Adding Strome to the man-advantage has certainly helped. He’s third on the team behind DeBrincat and Kane with five power play goals. Four of those have been scored in January and February, not to mention his numerous assists. The top PP unit of DeBrincat, Kane, Strome, Hagel and Jones has done well. I’m sure they’d like to do even better, which is why the team has been experimenting in this department of late. Let’s see if they can bring their PP stats up by the end of the season.

Chicago Blackhawks celebrate
Dylan Strome has been an excellent addition to the Chicago Blackhawks’ top power play unit. (AP Photo/LM Otero)

The penalty kill, on the other hand, hasn’t fared so well. They were at 79.7% for 20th in the league at the one-third mark, and have just a 71.2% success rate through the middle part of the season. This gives the Blackhawks a current overall penalty kill percentage of 75.3, which is 28th in the league.

This is a tough assignment which the players take a lot of pride in, so I’m sure they’re not happy with this result. To keep up with superior teams, the Blackhawks are taking too many penalties again. Missing Toews could also be a factor. As I mentioned above, the usage of numerous defensemen on trial runs from the Rockford is an issue as well. The units aren’t as familiar with each other. It might not get any better in the last segment of the season. But I’m sure it’s a goal for the Blackhawks to find some more cohesiveness in this department.

Blackhawks’ Goaltending Progression

Let’s face it; there hasn’t been much goaltending progression this season. One Marc-Andre Fleury has stolen the show. It certainly is hard to resist giving him the nod; Flower allows the Blackhawks the best chance to win on any given night. His .911 save percentage and 2.83 goals against average in 39 games to date is no small feat when you consider the porous defense that plays in front of him. But I believe the Blackhawks have missed a development opportunity here.

Marc-Andre Fleury, Chicago Blackhawks
Marc-Andre Fleury has been a big reason for a lot of the Chicago Blackhawks’ success this season. (Photo by Brian Babineau/NHLI via Getty Images)

To their credit, Kevin Lankinen missed time with a hand injury he sustained on Jan. 22 against the Minnesota Wild. He just recently returned and manned the net for the Blackhawks 8-5 win over the New Jersey Devils on Feb. 25.The Blackhawks likely would have utilized Lankinen more had he been healthy. They did give young Arvid Soderblom two periods as the replacement goalie, and then two starts of his own. Soderblom showed promise and probably learned a lot from the experience, but he’s not ready for any significant action just yet.

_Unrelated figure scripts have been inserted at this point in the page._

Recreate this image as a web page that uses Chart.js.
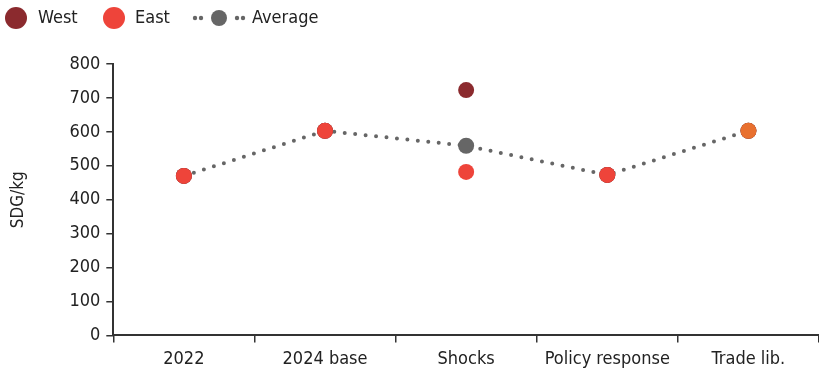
<!DOCTYPE html>
<html>
<head>
<meta charset="utf-8">
<script src="https://cdn.jsdelivr.net/npm/chart.js@4/dist/chart.umd.min.js"></script>
<style>
  html, body { margin: 0; padding: 0; background: #fff; }
  #wrap { position: relative; width: 819px; height: 374px; }
  canvas { display: block; }
</style>
</head>
<body>
<div id="wrap"><canvas id="c" width="819" height="374"></canvas></div>
<script>
// Price scenarios, SDG per kg
const categories = ['2022', '2024 base', 'Shocks', 'Policy response', 'Trade lib.'];
const westValues = [470, 603, 723, 473, 603];
const eastValues = [470, 603, 482, 473, 603];
const averageValues = [470, 603, 559, 473, 603];
const yTicks = [0, 100, 200, 300, 400, 500, 600, 700, 800];

const FONT = "'Liberation Sans Narrow', 'Arial Narrow', 'DejaVu Sans Condensed', sans-serif";
const WEST = '#8B2A2E';
const EAST = '#EE443A';
const TRADE = '#E8702F';
const AVG = '#666666';

// Legend drawn across the top strip
const legendPlugin = {
  id: 'topLegend',
  afterDraw(chart) {
    const ctx = chart.ctx;
    ctx.save();
    ctx.font = '18px ' + FONT;
    ctx.textBaseline = 'middle';
    const y = 18;
    ctx.fillStyle = WEST;
    ctx.beginPath(); ctx.arc(16, y, 11, 0, Math.PI * 2); ctx.fill();
    ctx.fillStyle = '#222';
    ctx.fillText('West', 38, y);
    ctx.fillStyle = EAST;
    ctx.beginPath(); ctx.arc(114, y, 11, 0, Math.PI * 2); ctx.fill();
    ctx.fillStyle = '#222';
    ctx.fillText('East', 135, y);
    ctx.fillStyle = AVG;
    [195, 201, 237, 243].forEach(x => { ctx.beginPath(); ctx.arc(x, y, 2.2, 0, Math.PI * 2); ctx.fill(); });
    ctx.beginPath(); ctx.arc(219, y, 8, 0, Math.PI * 2); ctx.fill();
    ctx.fillStyle = '#222';
    ctx.fillText('Average', 252, y);
    ctx.restore();
  }
};

new Chart(document.getElementById('c'), {
  type: 'line',
  data: {
    labels: categories,
    datasets: [
      {
        label: 'East',
        data: eastValues,
        showLine: false,
        pointRadius: 8,
        pointHoverRadius: 8,
        pointBorderWidth: 0,
        pointBackgroundColor: [EAST, EAST, EAST, EAST, TRADE],
        backgroundColor: EAST,
        borderColor: EAST,
        order: 0
      },
      {
        label: 'West',
        data: westValues,
        showLine: false,
        pointRadius: 8,
        pointHoverRadius: 8,
        pointBorderWidth: 0,
        pointBackgroundColor: WEST,
        backgroundColor: WEST,
        borderColor: WEST,
        order: 1
      },
      {
        label: 'Average',
        data: averageValues,
        borderColor: AVG,
        borderWidth: 4,
        borderDash: [0, 10.5],
        borderCapStyle: 'round',
        pointRadius: 8,
        pointHoverRadius: 8,
        pointBorderWidth: 0,
        pointBackgroundColor: AVG,
        tension: 0,
        order: 2
      }
    ]
  },
  options: {
    responsive: false,
    animation: false,
    layout: { autoPadding: false, padding: { top: 64, right: 0, left: 8, bottom: -2 } },
    plugins: { legend: { display: false }, tooltip: { enabled: false } },
    scales: {
      x: {
        offset: true,
        afterFit(scale) { scale.paddingLeft = 0; scale.paddingRight = 0; },
        grid: { offset: true, drawOnChartArea: false, drawTicks: true, tickLength: 7, color: '#333', lineWidth: 1.5 },
        border: { display: true, color: '#333', width: 2 },
        ticks: { color: '#222', font: { family: FONT, size: 18 }, padding: 6, maxRotation: 0 }
      },
      y: {
        min: 0,
        max: 800,
        afterBuildTicks(axis) { axis.ticks = yTicks.map(v => ({ value: v })); },
        grid: { drawOnChartArea: false, drawTicks: true, tickLength: 7, color: '#333', lineWidth: 1.5 },
        border: { display: true, color: '#333', width: 2 },
        ticks: { color: '#222', font: { family: FONT, size: 18 }, padding: 6 },
        title: { display: true, text: 'SDG/kg', color: '#222', font: { family: FONT, size: 17 }, padding: { top: 0, bottom: 35 } }
      }
    }
  },
  plugins: [legendPlugin]
});
</script>
</body>
</html>
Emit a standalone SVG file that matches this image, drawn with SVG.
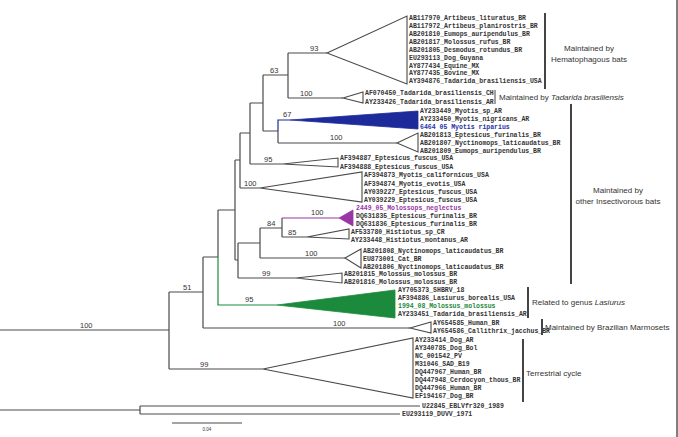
<svg xmlns="http://www.w3.org/2000/svg" width="678" height="437" viewBox="0 0 678 437">
<style>
.br{fill:none;stroke:#4a4a4a;stroke-width:1.2}
.tri{fill:#fff;stroke:#4a4a4a;stroke-width:1.1}
.lf{font-family:"Liberation Mono","DejaVu Sans Mono",monospace;font-size:6.5px;font-weight:bold;fill:#333}
.bs{font-family:"Liberation Sans",Arial,sans-serif;font-size:7.5px;fill:#333}
.cl{font-family:"Liberation Sans",Arial,sans-serif;font-size:8px;fill:#333}
.bk{stroke:#444;stroke-width:2}
</style>
<rect width="678" height="437" fill="#fff"/>
<line x1="677" y1="0" x2="677" y2="437" stroke="#555" stroke-width="1.5"/>
<g id="connectors">
<path class="br" d="M0,330H169M169,292V369M169,292H203M169,369H263M203,257V328M203,257H218M203,328H410M218,210V257M218,210H235M235,160V260M235,160H240M235,260H238M238,243V278M238,243H260M238,278H296M260,228V258M260,228H282M260,258H345M282,218V237M282,237H307M240,133V188M240,133H250M240,188H260M250,103V164M250,103H263M250,164H283M263,75V131M263,75H288M263,131H278M278,131V143M278,143H397M288,53V98M288,53H327M288,98H343M0,410H140M140,406V414M140,406H420M140,414H400"/>
<path d="M218,257V305H277" fill="none" stroke="#1b8a3c" stroke-width="1.2"/>
<path d="M282,218H339" fill="none" stroke="#9a35a6" stroke-width="1.2"/>
<path d="M278,131V120H290" fill="none" stroke="#1c2b99" stroke-width="1.2"/>
</g>
<g id="support">
<text class="bs" x="310" y="51">93</text>
<text class="bs" x="270" y="73">63</text>
<text class="bs" x="300" y="96">100</text>
<text class="bs" x="283" y="117">67</text>
<text class="bs" x="330" y="140">100</text>
<text class="bs" x="264" y="162">95</text>
<text class="bs" x="244" y="186">100</text>
<text class="bs" x="311" y="215">100</text>
<text class="bs" x="267" y="226">84</text>
<text class="bs" x="288" y="235">85</text>
<text class="bs" x="305" y="256">100</text>
<text class="bs" x="262" y="276">99</text>
<text class="bs" x="245" y="302">95</text>
<text class="bs" x="183" y="290">51</text>
<text class="bs" x="333" y="326">100</text>
<text class="bs" x="200" y="367">99</text>
<text class="bs" x="80" y="328">100</text>
</g>
<g id="hematophagous">
<polygon class="tri" points="327,53 407,16 407,84"/>
<text class="lf" x="409" y="20.2">AB117970_Artibeus_lituratus_BR</text>
<text class="lf" x="409" y="28.1">AB117972_Artibeus_planirostris_BR</text>
<text class="lf" x="409" y="36">AB201810_Eumops_auripendulus_BR</text>
<text class="lf" x="409" y="43.8">AB201817_Molossus_rufus_BR</text>
<text class="lf" x="409" y="51.7">AB201805_Desmodus_rotundus_BR</text>
<text class="lf" x="409" y="59.6">EU293113_Dog_Guyana</text>
<text class="lf" x="409" y="67.5">AY877434_Equine_MX</text>
<text class="lf" x="409" y="75.3">AY877435_Bovine_MX</text>
<text class="lf" x="409" y="83.2">AY394876_Tadarida_brasiliensis_USA</text>
</g>
<g id="tadarida">
<polygon class="tri" points="343,98 363,92 363,103"/>
<text class="lf" x="365" y="95.2">AF070450_Tadarida_brasiliensis_CH</text>
<text class="lf" x="365" y="104.2">AY233426_Tadarida_brasiliensis_AR</text>
</g>
<g id="myotis">
<polygon points="290,120 418,111 418,129" fill="#1c2b99" stroke="#1c2b99" stroke-width="0.8"/>
<text class="lf" x="420" y="113.2">AY233449_Myotis_sp_AR</text>
<text class="lf" x="420" y="121.2">AY233450_Myotis_nigricans_AR</text>
<text class="lf" x="420" y="129.2" style="fill:#2233aa">6464 05 Myotis riparius</text>
</g>
<g id="furinalis">
<polygon class="tri" points="397,143 418,133 418,152"/>
<text class="lf" x="420" y="137.2">AB201813_Eptesicus_furinalis_BR</text>
<text class="lf" x="420" y="145.2">AB201807_Nyctinomops_laticaudatus_BR</text>
<text class="lf" x="420" y="153.2">AB201809_Eumops_auripendulus_BR</text>
</g>
<g id="fuscus">
<polygon class="tri" points="283,164 338,158 338,167"/>
<text class="lf" x="340" y="160.2">AF394887_Eptesicus_fuscus_USA</text>
<text class="lf" x="340" y="169.2">AF394888_Eptesicus_fuscus_USA</text>
</g>
<g id="californicus">
<polygon class="tri" points="260,188 362,172 362,202"/>
<text class="lf" x="364" y="177.2">AF394873_Myotis_californicus_USA</text>
<text class="lf" x="364" y="185.6">AF394874_Myotis_evotis_USA</text>
<text class="lf" x="364" y="194">AY039227_Eptesicus_fuscus_USA</text>
<text class="lf" x="364" y="202.4">AY039229_Eptesicus_fuscus_USA</text>
</g>
<g id="molossops">
<polygon points="339,218 353,210 353,226" fill="#9a35a6" stroke="#9a35a6" stroke-width="0.8"/>
<text class="lf" x="356" y="210.2" style="fill:#9a35a6">2449_05_Molossops_neglectus</text>
<text class="lf" x="356" y="218.2">DQ631835_Eptesicus_furinalis_BR</text>
<text class="lf" x="356" y="226.2">DQ631836_Eptesicus_furinalis_BR</text>
</g>
<g id="histiotus">
<polygon class="tri" points="307,237 349,229 349,239"/>
<text class="lf" x="351" y="234.2">AF533780_Histiotus_sp_CR</text>
<text class="lf" x="351" y="242.2">AY233448_Histiotus_montanus_AR</text>
</g>
<g id="nyctinomops">
<polygon class="tri" points="345,258 361,249 361,268"/>
<text class="lf" x="363" y="253.2">AB201808_Nyctinomops_laticaudatus_BR</text>
<text class="lf" x="363" y="261.2">EU873001_Cat_BR</text>
<text class="lf" x="363" y="269.2">AB201806_Nyctinomops_laticaudatus_BR</text>
</g>
<g id="molossus">
<polygon class="tri" points="296,278 342,273 342,283"/>
<text class="lf" x="344" y="276.2">AB201815_Molossus_molossus_BR</text>
<text class="lf" x="344" y="284.2">AB201816_Molossus_molossus_BR</text>
</g>
<g id="lasiurus">
<polygon points="277,305 395,290 395,318" fill="#1b8a3c" stroke="#1b8a3c" stroke-width="0.8"/>
<text class="lf" x="398" y="292.2">AY705373_SHBRV_18</text>
<text class="lf" x="398" y="300.2">AF394886_Lasiurus_borealis_USA</text>
<text class="lf" x="398" y="308.2" style="fill:#1b8a3c">1994_08_Molossus_molossus</text>
<text class="lf" x="398" y="316.2">AY233451_Tadarida_brasiliensis_AR</text>
</g>
<g id="marmoset">
<polygon class="tri" points="410,328 431,322 431,333"/>
<text class="lf" x="433" y="325.2">AY654585_Human_BR</text>
<text class="lf" x="433" y="333.2">AY654586_Callithrix_jacchus_BR</text>
</g>
<g id="terrestrial">
<polygon class="tri" points="263,369 413,338 413,398"/>
<text class="lf" x="415" y="342.2">AY233414_Dog_AR</text>
<text class="lf" x="415" y="350.2">AY340785_Dog_Bol</text>
<text class="lf" x="415" y="358.2">NC_001542_PV</text>
<text class="lf" x="415" y="366.2">M31046_SAD_B19</text>
<text class="lf" x="415" y="374.2">DQ447967_Human_BR</text>
<text class="lf" x="415" y="382.2">DQ447948_Cerdocyon_thous_BR</text>
<text class="lf" x="415" y="390.2">DQ447966_Human_BR</text>
<text class="lf" x="415" y="398.2">EF194167_Dog_BR</text>
</g>
<g id="outgroup">
<text class="lf" x="422" y="408.2">U22845_EBLVfr320_1989</text>
<text class="lf" x="402" y="416.2">EU293119_DUVV_1971</text>
</g>
<g id="scalebar">
<line x1="172" y1="423" x2="242" y2="423" stroke="#4a4a4a" stroke-width="1.2"/>
<text x="207" y="431" text-anchor="middle" style="font-family:'Liberation Sans',Arial,sans-serif;font-size:4.5px;fill:#333">0.04</text>
</g>
<g id="annotations">
<line class="bk" x1="545" y1="13" x2="545" y2="89"/>
<text class="cl" x="589" y="51" text-anchor="middle">Maintained by</text>
<text class="cl" x="589" y="62" text-anchor="middle">Hematophagous bats</text>
<line class="bk" x1="495" y1="90" x2="495" y2="104" style="stroke-width:1"/>
<text class="cl" x="499" y="100">Maintained by <tspan font-style="italic">Tadarida brasiliensis</tspan></text>
<line class="bk" x1="571" y1="104" x2="571" y2="284"/>
<text class="cl" x="618" y="193" text-anchor="middle">Maintained by</text>
<text class="cl" x="618" y="204" text-anchor="middle">other Insectivorous bats</text>
<line class="bk" x1="528" y1="287" x2="528" y2="318"/>
<text class="cl" x="532" y="305">Related to genus <tspan font-style="italic">Lasiurus</tspan></text>
<line class="bk" x1="542" y1="319" x2="542" y2="335"/>
<text class="cl" x="545" y="330">Maintained by Brazilian Marmosets</text>
<line class="bk" x1="523" y1="339" x2="523" y2="402"/>
<text class="cl" x="526" y="376">Terrestrial cycle</text>
</g>
</svg>
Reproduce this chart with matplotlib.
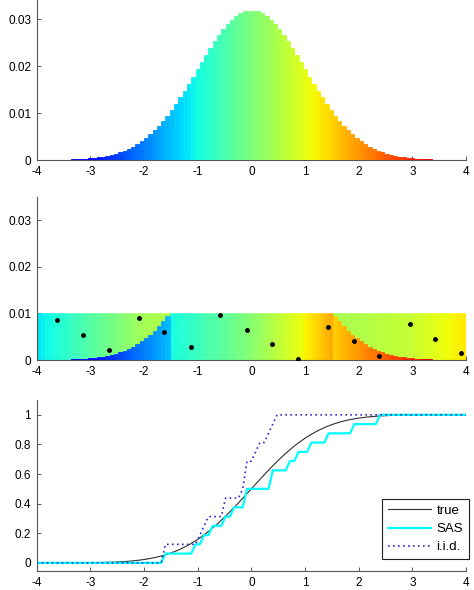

Related – 5 Blackhawks Who Would Thrive as Head Coaches

With the trade deadline approaching and Fleury being one of the Blackhawks biggest trade chips, we might just see more of Lankinen, Soderblom and even Collin Delia down the stretch. Perhaps I should be careful what I wish for. While all these netminders show promise, they’re no Fleury.  

What Does the Future Hold?

I hate to break it to you, folks. I believe the immediate future holds more losses than it does wins. The Blackhawks’ main focus should be building for the future. This means giving the younger players more ice time. It means letting them make mistakes and subsequently learn from them.

Dominik Kubalik Chicago Blackhawks
The Chicago Blackhawks will likely be focusing on youth and development moving forward. (Photo by Dave Reginek/NHLI via Getty Images)

It also means the Blackhawks will be sellers at the Mar. 21 trade deadline. I already mentioned Fleury could be gone. Veterans Calvin de Haan and Ryan Carpenter might find themselves with new teams. Heck, fan favorites Strome and Kubalik might not be around either.

In other words, it could get even uglier in the name of progress down the road. Buckle up Blackhawks’ fans, and get ready for the long haul.